[Biocorba-l] idl 0.2 discussion
Ewan Birney
birney@ebi.ac.uk
Mon, 20 Nov 2000 23:18:54 +0000 (GMT)
On Mon, 20 Nov 2000 ableasby@hgmp.mrc.ac.uk wrote:
> Jason writes:
>
> >(I'm not leaving EMBOSS out in the cold here intentionally, I just don't
> >know how/where they fit in right now.)
>
> First, just committed some EMBOSS (ajax) code to the repository on
> bio.perl.org along with an application "corbatest" to retrieve
> sequence and feature data using IDL 0.2 (not pretty but enough
> for what's described below)..
Cool.
>
> Secondly, I'm not sure either without knowing what the other projects
> are doing with corba. From the EMBOSS point of view (the word
> philosophy is overused) we want to be able to provide seamless access
> to data from any source. So, you can get EMBL entries from emblcd
> indexed flatfiles, GCG databases (God help us), BLAST databases, SRS
> servers or by firing up external applications. The sequences are easy.

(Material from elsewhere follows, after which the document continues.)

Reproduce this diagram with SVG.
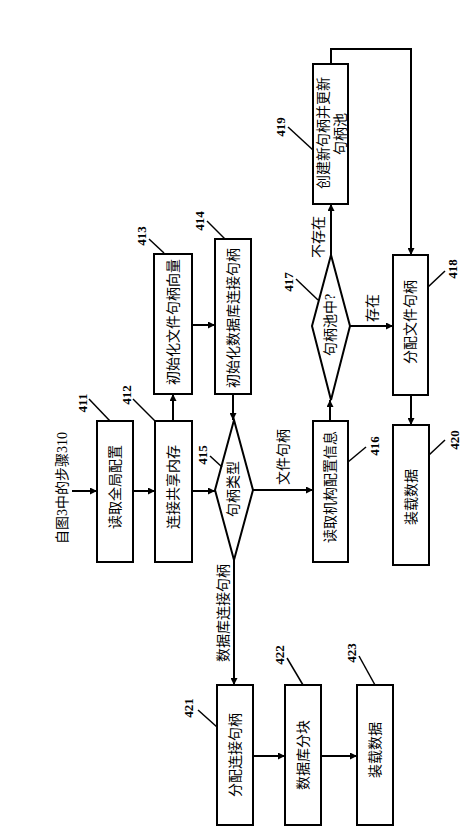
<svg xmlns="http://www.w3.org/2000/svg" width="474" height="835" viewBox="0 0 474 835">
<defs>
<marker id="ah" viewBox="0 0 10 10" refX="10" refY="5" markerWidth="9" markerHeight="7" orient="auto" markerUnits="userSpaceOnUse">
<path d="M0,0 L10,5 L0,10 z" fill="#000"/>
</marker>
</defs>
<style>
.box{fill:#fff;stroke:#000;stroke-width:2}
.t{font-family:"Liberation Serif","Noto Sans CJK SC",serif;font-size:14px;text-anchor:middle;dominant-baseline:central;fill:#000}
.n{font-family:"Liberation Serif",serif;font-size:13px;font-weight:bold;text-anchor:middle;dominant-baseline:central;fill:#000}
.c{fill:none;stroke:#000;stroke-width:2;marker-end:url(#ah)}
.l{fill:none;stroke:#000;stroke-width:1.5}
</style>
<rect width="474" height="835" fill="#fff"/>
<g id="connectors">
<path class="c" d="M72,491 H97"/>
<path class="c" d="M133,491 H155"/>
<path class="c" d="M192,491 H215"/>
<path class="c" d="M173,421 V394"/>
<path class="c" d="M192,325 H215"/>
<path class="c" d="M233,394 V420"/>
<path class="c" d="M253,490 H313"/>
<path class="c" d="M330,421 V400"/>
<path class="c" d="M350,326 H393"/>
<path class="c" d="M331,255 V204"/>
<path class="c" d="M331,64 V49 H411 V255"/>
<path class="c" d="M411,395 V425"/>
<path class="c" d="M234,560 V685"/>
<path class="c" d="M253,756 H285"/>
<path class="c" d="M321,756 H357"/>
<text class="t" transform="translate(283,457) rotate(-90)">文件句柄</text>
<text class="t" transform="translate(372,308) rotate(-90)">存在</text>
<text class="t" transform="translate(318,237) rotate(-90)">不存在</text>
<text class="t" transform="translate(223,613) rotate(-90)">数据库连接句柄</text>
</g>
<g id="start">
<text class="t" transform="translate(62,488) rotate(-90)">自图3中的步骤310</text>
</g>
<g id="n411">
<rect class="box" x="97" y="421" width="36" height="141"/>
<text class="t" transform="translate(115,487) rotate(-90)">读取全局配置</text>
<path class="l" d="M89,399 L110,421"/>
<text class="n" transform="translate(82,403) rotate(-90)">411</text>
</g>
<g id="n412">
<rect class="box" x="155" y="421" width="37" height="141"/>
<text class="t" transform="translate(173,487) rotate(-90)">连接共享内存</text>
<path class="l" d="M133,399 L155,421"/>
<text class="n" transform="translate(126,395) rotate(-90)">412</text>
</g>
<g id="n413">
<rect class="box" x="154" y="254" width="38" height="140"/>
<text class="t" transform="translate(173,322) rotate(-90)">初始化文件句柄向量</text>
<path class="l" d="M149,239 L164,253"/>
<text class="n" transform="translate(141,236) rotate(-90)">413</text>
</g>
<g id="n414">
<rect class="box" x="215" y="239" width="36" height="155"/>
<text class="t" transform="translate(233,318) rotate(-90)">初始化数据库连接句柄</text>
<path class="l" d="M207,221 L225,239"/>
<text class="n" transform="translate(199,221) rotate(-90)">414</text>
</g>
<g id="n415">
<polygon class="box" points="234,420 253,490 234,560 215,490"/>
<text class="t" transform="translate(233,489) rotate(-90)">句柄类型</text>
<path class="l" d="M210,456 L222,467"/>
<text class="n" transform="translate(202,455) rotate(-90)">415</text>
</g>
<g id="n416">
<rect class="box" x="313" y="421" width="35" height="141"/>
<text class="t" transform="translate(330,487) rotate(-90)">读取机构配置信息</text>
<path class="l" d="M348,462 L366,447"/>
<text class="n" transform="translate(374,446) rotate(-90)">416</text>
</g>
<g id="n417">
<polygon class="box" points="331,255 350,326 331,400 312,326"/>
<text class="t" transform="translate(330,325) rotate(-90)">句柄池中?</text>
<path class="l" d="M296,279 L318,300"/>
<text class="n" transform="translate(288,282) rotate(-90)">417</text>
</g>
<g id="n418">
<rect class="box" x="393" y="255" width="35" height="140"/>
<text class="t" transform="translate(410,322) rotate(-90)">分配文件句柄</text>
<path class="l" d="M428,287 L445,271"/>
<text class="n" transform="translate(452,269) rotate(-90)">418</text>
</g>
<g id="n419">
<rect class="box" x="313" y="64" width="35" height="140"/>
<text class="t" transform="translate(323,133) rotate(-90)">创建新句柄并更新</text>
<text class="t" transform="translate(340,134) rotate(-90)">句柄池</text>
<path class="l" d="M288,127 L313,150"/>
<text class="n" transform="translate(280,127) rotate(-90)">419</text>
</g>
<g id="n420">
<rect class="box" x="393" y="425" width="36" height="140"/>
<text class="t" transform="translate(411,497) rotate(-90)">装载数据</text>
<path class="l" d="M429,455 L445,440"/>
<text class="n" transform="translate(454,440) rotate(-90)">420</text>
</g>
<g id="n421">
<rect class="box" x="217" y="685" width="36" height="140"/>
<text class="t" transform="translate(235,755) rotate(-90)">分配连接句柄</text>
<path class="l" d="M198,710 L217,727"/>
<text class="n" transform="translate(188,708) rotate(-90)">421</text>
</g>
<g id="n422">
<rect class="box" x="285" y="685" width="36" height="140"/>
<text class="t" transform="translate(303,755) rotate(-90)">数据库分块</text>
<path class="l" d="M287,658 L303,685"/>
<text class="n" transform="translate(279,655) rotate(-90)">422</text>
</g>
<g id="n423">
<rect class="box" x="357" y="685" width="36" height="140"/>
<text class="t" transform="translate(375,750) rotate(-90)">装载数据</text>
<path class="l" d="M359,656 L375,685"/>
<text class="n" transform="translate(351,653) rotate(-90)">423</text>
</g>
</svg>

> When the database provision method gives feature table information it
> can be used. Currently the feature tables must be as supplied by EMBL
> or GenBank so (e.g) srs is OK, blast isn't. Applications allow you,
> for example, to construct CDS sequences however they're joined,
> complemented or spread across entries.
>
Ok. This is not something that people have tackled head on in biocorba yet
though we could decide on this. this sort of "exploded" feature
is an another pain-in-the-arse bequeathed to us from EMBL/GenBank. Again,
I know that bioperl has punted on this, as has I believe biocorba
(actually, it hasn't though it makes implementing "start" and "end" on a
top seqfeature a challenge).
> At the moment we're reorganising the internal representation of features
> to what I've christened the EMBOSS Flexible Open Feature Format (EFOFF)
> although the following points apply to the current format also.
>
> Given the IDL we can get the sequence quite quickly. To get the full
> feature information takes lots of iterations and this can take quite a
> while to load up an object.
> We'll then have to write another routine to convert this info to EFOFF.
> (that's why I've committed the code; so another developer who's doing
> EFOFF can have a look to see if the information from IDL 0.2 can mesh).
>
Right.
> What would be ideal from our point of view would be if the original-format
> feature text could be retrieved in one (or a few) slurps. We could then
> use the existing parsers to get the information into EFOFF quickly.
>
I am *mightly* against this. In many cases (eg, Ensembl, Biojava etc)
there is no "original-format" feature table. It is just an object.
We have to cope with EMBL/GenBank features but we don't have remain
slavishly tied to them.
Can you describe EFOFF; as perhaps a C header file or a set of C structs?
It may well be that I could suggest a solution which did not require
extensive monkeying around.
Both Bioperl and Biojava very effectively wrap Biocorba so that it "looks
like" Bioperl/Biojava respectively. This leverages all the internals of
library set in one simple client layer. In my view, this would be my
recommendation for the EMBOSS client layer.
In addition, I would strongly suggest separating out the corba client and
corba server from main EMBOSS code otherwise EMBOSS gets a dependancy on
ORBit. These days (wht the prevelance of GNOME - and wherever GNOME goes,
ORBit goes...) this aint so bad. But your users will bitch... ;)
> Other applications of CORBA for us will be (e.g.) remote execution of
> EMBOSS (or bio*) applications.
>
One thing I would really enjoy seeing is an EMBOSS biocorba *server*. This
would give access to all these icky database formats (eg, BLAST, GCG etc)
directly. Again, I can be helpful here...
> Hope that explains things a bit.
>
> (the other)
> Alan
>
> _______________________________________________
> Biocorba-l mailing list
> Biocorba-l@biocorba.org
> http://www.biocorba.org/mailman/listinfo/biocorba-l
>
-----------------------------------------------------------------
Ewan Birney. Mobile: +44 (0)7970 151230, Work: +44 1223 494420
<birney@ebi.ac.uk>.
-----------------------------------------------------------------